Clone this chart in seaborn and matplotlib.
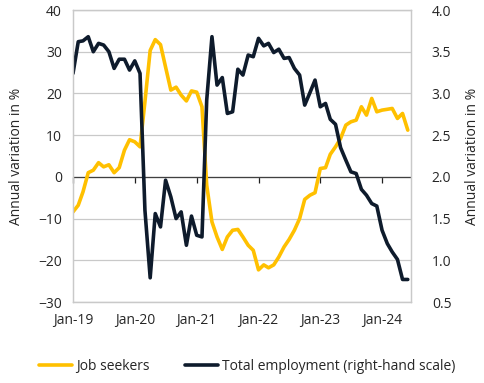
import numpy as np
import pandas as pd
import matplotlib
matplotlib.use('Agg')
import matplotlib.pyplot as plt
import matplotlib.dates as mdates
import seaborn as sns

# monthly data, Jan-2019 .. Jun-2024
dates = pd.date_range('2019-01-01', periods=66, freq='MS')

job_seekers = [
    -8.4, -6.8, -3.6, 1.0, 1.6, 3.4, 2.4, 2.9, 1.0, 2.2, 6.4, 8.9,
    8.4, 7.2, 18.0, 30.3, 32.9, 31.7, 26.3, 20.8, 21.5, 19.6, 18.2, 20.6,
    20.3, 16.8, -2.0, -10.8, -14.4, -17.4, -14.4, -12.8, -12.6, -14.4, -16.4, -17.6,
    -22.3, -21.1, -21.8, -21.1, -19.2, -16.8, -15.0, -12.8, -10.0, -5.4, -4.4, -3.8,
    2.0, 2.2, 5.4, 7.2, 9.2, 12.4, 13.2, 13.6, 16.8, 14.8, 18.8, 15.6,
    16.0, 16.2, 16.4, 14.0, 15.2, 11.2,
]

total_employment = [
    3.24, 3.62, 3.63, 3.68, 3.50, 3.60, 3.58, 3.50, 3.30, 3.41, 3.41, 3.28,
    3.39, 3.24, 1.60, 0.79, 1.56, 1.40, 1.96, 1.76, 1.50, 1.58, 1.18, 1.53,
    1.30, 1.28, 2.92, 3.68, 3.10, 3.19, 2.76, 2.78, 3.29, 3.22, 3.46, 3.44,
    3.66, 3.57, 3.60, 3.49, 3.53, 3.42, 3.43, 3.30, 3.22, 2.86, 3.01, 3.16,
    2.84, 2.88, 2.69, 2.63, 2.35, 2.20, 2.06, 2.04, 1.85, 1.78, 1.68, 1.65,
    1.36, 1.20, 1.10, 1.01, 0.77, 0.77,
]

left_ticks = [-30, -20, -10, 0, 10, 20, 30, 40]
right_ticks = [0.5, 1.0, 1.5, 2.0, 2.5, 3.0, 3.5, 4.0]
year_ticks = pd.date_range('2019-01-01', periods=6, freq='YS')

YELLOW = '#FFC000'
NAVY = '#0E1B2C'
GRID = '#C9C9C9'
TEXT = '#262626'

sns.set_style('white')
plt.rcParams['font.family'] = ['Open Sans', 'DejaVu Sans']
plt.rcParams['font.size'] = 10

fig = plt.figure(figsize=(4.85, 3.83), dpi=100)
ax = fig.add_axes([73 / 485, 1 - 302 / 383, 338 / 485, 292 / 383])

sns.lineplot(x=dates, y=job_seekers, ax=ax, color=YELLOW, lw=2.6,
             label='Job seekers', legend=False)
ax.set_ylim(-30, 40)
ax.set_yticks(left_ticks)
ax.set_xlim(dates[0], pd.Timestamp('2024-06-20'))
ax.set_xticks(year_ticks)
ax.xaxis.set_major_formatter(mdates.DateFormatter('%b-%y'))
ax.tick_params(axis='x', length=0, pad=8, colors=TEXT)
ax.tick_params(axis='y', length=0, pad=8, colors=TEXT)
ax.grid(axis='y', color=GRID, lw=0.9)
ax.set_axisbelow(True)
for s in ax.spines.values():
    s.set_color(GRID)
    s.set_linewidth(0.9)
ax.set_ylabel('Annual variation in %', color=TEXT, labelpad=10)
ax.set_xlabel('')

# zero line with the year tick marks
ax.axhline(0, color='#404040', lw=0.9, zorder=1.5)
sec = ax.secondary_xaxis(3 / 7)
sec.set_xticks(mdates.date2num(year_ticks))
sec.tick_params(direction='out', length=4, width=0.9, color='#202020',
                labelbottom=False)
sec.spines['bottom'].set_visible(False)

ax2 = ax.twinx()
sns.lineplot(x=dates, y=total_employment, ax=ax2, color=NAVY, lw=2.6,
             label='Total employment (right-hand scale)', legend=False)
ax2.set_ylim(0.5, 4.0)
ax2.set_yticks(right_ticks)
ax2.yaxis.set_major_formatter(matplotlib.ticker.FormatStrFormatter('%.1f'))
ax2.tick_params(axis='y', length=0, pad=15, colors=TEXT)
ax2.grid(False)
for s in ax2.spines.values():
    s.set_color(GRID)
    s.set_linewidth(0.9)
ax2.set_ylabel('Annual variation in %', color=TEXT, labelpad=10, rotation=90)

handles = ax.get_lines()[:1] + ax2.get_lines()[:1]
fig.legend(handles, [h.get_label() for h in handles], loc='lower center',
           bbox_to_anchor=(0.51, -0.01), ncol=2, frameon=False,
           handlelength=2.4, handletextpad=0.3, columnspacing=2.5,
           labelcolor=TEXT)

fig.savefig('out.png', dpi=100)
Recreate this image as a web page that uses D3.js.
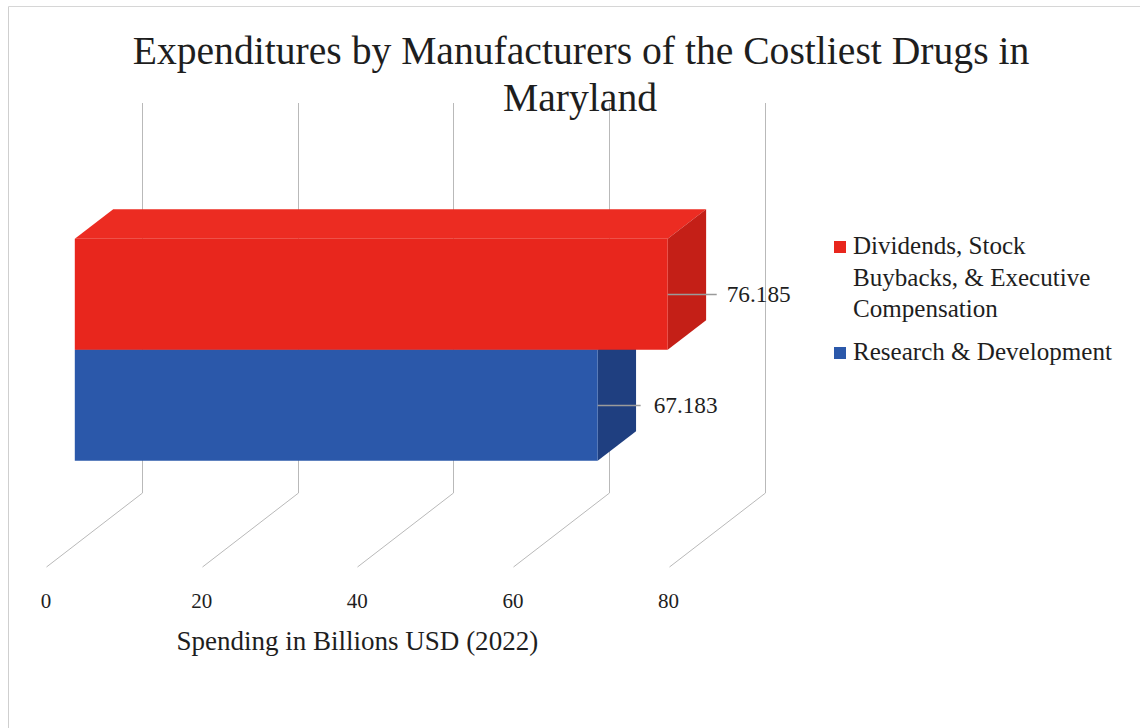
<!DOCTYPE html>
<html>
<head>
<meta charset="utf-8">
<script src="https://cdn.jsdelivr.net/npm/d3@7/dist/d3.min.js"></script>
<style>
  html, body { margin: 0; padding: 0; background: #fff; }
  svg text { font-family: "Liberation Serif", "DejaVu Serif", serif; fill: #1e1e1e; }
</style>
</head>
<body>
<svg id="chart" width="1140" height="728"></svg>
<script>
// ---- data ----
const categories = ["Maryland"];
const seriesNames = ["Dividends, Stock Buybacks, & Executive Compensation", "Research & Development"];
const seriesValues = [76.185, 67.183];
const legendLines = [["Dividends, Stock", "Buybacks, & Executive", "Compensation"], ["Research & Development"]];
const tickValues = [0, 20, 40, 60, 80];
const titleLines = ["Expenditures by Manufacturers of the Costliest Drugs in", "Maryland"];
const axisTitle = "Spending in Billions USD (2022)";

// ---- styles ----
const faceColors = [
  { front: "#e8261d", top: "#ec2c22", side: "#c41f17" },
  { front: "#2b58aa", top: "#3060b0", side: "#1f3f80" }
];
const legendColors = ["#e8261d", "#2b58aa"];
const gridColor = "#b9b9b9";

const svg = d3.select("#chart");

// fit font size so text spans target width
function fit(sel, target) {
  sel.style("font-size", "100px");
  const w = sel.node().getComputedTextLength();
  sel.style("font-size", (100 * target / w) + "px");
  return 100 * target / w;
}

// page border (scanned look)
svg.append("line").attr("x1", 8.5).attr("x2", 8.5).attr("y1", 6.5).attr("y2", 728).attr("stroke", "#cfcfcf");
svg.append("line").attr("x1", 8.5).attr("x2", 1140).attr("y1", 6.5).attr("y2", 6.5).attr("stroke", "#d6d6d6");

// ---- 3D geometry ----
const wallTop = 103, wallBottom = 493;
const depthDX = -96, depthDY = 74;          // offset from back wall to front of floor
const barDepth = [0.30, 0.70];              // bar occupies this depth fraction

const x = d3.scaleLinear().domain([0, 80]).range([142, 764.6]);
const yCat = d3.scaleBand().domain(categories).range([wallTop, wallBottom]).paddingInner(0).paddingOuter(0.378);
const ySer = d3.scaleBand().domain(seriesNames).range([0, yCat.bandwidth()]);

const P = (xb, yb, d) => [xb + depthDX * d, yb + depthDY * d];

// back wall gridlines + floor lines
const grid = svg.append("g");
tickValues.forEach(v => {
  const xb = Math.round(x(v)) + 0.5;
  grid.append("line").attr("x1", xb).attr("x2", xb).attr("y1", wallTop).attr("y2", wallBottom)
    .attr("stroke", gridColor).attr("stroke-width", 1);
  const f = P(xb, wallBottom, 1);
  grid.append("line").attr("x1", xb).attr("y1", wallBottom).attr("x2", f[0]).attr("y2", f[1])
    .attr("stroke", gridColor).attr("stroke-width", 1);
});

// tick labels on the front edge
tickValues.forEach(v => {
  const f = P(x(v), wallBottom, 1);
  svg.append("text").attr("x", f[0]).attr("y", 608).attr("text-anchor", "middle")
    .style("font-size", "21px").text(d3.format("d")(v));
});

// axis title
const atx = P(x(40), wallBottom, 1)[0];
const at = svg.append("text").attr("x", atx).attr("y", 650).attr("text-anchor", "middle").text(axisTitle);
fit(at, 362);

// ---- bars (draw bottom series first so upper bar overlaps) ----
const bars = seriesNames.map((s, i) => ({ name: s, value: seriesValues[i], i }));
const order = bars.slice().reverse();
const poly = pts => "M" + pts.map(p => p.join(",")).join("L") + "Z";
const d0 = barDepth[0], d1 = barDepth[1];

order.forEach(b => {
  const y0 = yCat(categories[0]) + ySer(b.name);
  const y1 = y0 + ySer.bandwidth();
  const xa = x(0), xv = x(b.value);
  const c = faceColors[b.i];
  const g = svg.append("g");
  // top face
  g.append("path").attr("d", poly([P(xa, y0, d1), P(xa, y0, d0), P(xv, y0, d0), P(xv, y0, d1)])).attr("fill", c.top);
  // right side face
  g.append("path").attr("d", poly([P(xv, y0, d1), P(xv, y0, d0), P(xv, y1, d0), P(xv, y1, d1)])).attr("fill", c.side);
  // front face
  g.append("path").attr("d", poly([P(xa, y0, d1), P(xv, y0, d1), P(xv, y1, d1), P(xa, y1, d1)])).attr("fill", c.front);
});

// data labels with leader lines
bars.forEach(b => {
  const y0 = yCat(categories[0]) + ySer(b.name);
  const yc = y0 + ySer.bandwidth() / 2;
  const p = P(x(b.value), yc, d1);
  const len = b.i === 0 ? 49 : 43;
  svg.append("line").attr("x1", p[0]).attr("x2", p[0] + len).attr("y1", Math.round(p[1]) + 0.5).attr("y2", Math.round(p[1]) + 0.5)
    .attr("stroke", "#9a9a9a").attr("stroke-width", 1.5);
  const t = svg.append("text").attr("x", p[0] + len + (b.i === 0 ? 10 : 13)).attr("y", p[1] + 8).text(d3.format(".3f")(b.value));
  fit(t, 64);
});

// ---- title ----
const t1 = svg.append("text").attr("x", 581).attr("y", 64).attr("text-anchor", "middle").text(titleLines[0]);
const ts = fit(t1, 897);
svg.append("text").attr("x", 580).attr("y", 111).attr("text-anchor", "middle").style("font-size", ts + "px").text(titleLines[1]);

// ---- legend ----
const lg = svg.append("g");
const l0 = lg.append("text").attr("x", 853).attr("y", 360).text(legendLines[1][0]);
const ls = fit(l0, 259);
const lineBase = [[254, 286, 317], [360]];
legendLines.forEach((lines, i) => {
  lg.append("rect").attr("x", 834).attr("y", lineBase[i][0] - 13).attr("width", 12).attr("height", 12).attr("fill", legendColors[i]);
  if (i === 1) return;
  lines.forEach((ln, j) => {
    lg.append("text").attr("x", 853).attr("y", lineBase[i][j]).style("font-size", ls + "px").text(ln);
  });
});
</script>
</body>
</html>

-------------------------

### INSTRUCTIONS TO FOLLOW
Leave out the pictures and restate, word for word, the lines from the top of the data through the line containing "ax = fig.add_axes([73", both included.

### ANSWER
Clone this chart in seaborn and matplotlib.
import numpy as np
import pandas as pd
import matplotlib
matplotlib.use('Agg')
import matplotlib.pyplot as plt
import matplotlib.dates as mdates
import seaborn as sns

# monthly data, Jan-2019 .. Jun-2024
dates = pd.date_range('2019-01-01', periods=66, freq='MS')

job_seekers = [
    -8.4, -6.8, -3.6, 1.0, 1.6, 3.4, 2.4, 2.9, 1.0, 2.2, 6.4, 8.9,
    8.4, 7.2, 18.0, 30.3, 32.9, 31.7, 26.3, 20.8, 21.5, 19.6, 18.2, 20.6,
    20.3, 16.8, -2.0, -10.8, -14.4, -17.4, -14.4, -12.8, -12.6, -14.4, -16.4, -17.6,
    -22.3, -21.1, -21.8, -21.1, -19.2, -16.8, -15.0, -12.8, -10.0, -5.4, -4.4, -3.8,
    2.0, 2.2, 5.4, 7.2, 9.2, 12.4, 13.2, 13.6, 16.8, 14.8, 18.8, 15.6,
    16.0, 16.2, 16.4, 14.0, 15.2, 11.2,
]

total_employment = [
    3.24, 3.62, 3.63, 3.68, 3.50, 3.60, 3.58, 3.50, 3.30, 3.41, 3.41, 3.28,
    3.39, 3.24, 1.60, 0.79, 1.56, 1.40, 1.96, 1.76, 1.50, 1.58, 1.18, 1.53,
    1.30, 1.28, 2.92, 3.68, 3.10, 3.19, 2.76, 2.78, 3.29, 3.22, 3.46, 3.44,
    3.66, 3.57, 3.60, 3.49, 3.53, 3.42, 3.43, 3.30, 3.22, 2.86, 3.01, 3.16,
    2.84, 2.88, 2.69, 2.63, 2.35, 2.20, 2.06, 2.04, 1.85, 1.78, 1.68, 1.65,
    1.36, 1.20, 1.10, 1.01, 0.77, 0.77,
]

left_ticks = [-30, -20, -10, 0, 10, 20, 30, 40]
right_ticks = [0.5, 1.0, 1.5, 2.0, 2.5, 3.0, 3.5, 4.0]
year_ticks = pd.date_range('2019-01-01', periods=6, freq='YS')

YELLOW = '#FFC000'
NAVY = '#0E1B2C'
GRID = '#C9C9C9'
TEXT = '#262626'

sns.set_style('white')
plt.rcParams['font.family'] = ['Open Sans', 'DejaVu Sans']
plt.rcParams['font.size'] = 10

fig = plt.figure(figsize=(4.85, 3.83), dpi=100)
ax = fig.add_axes([73 / 485, 1 - 302 / 383, 338 / 485, 292 / 383])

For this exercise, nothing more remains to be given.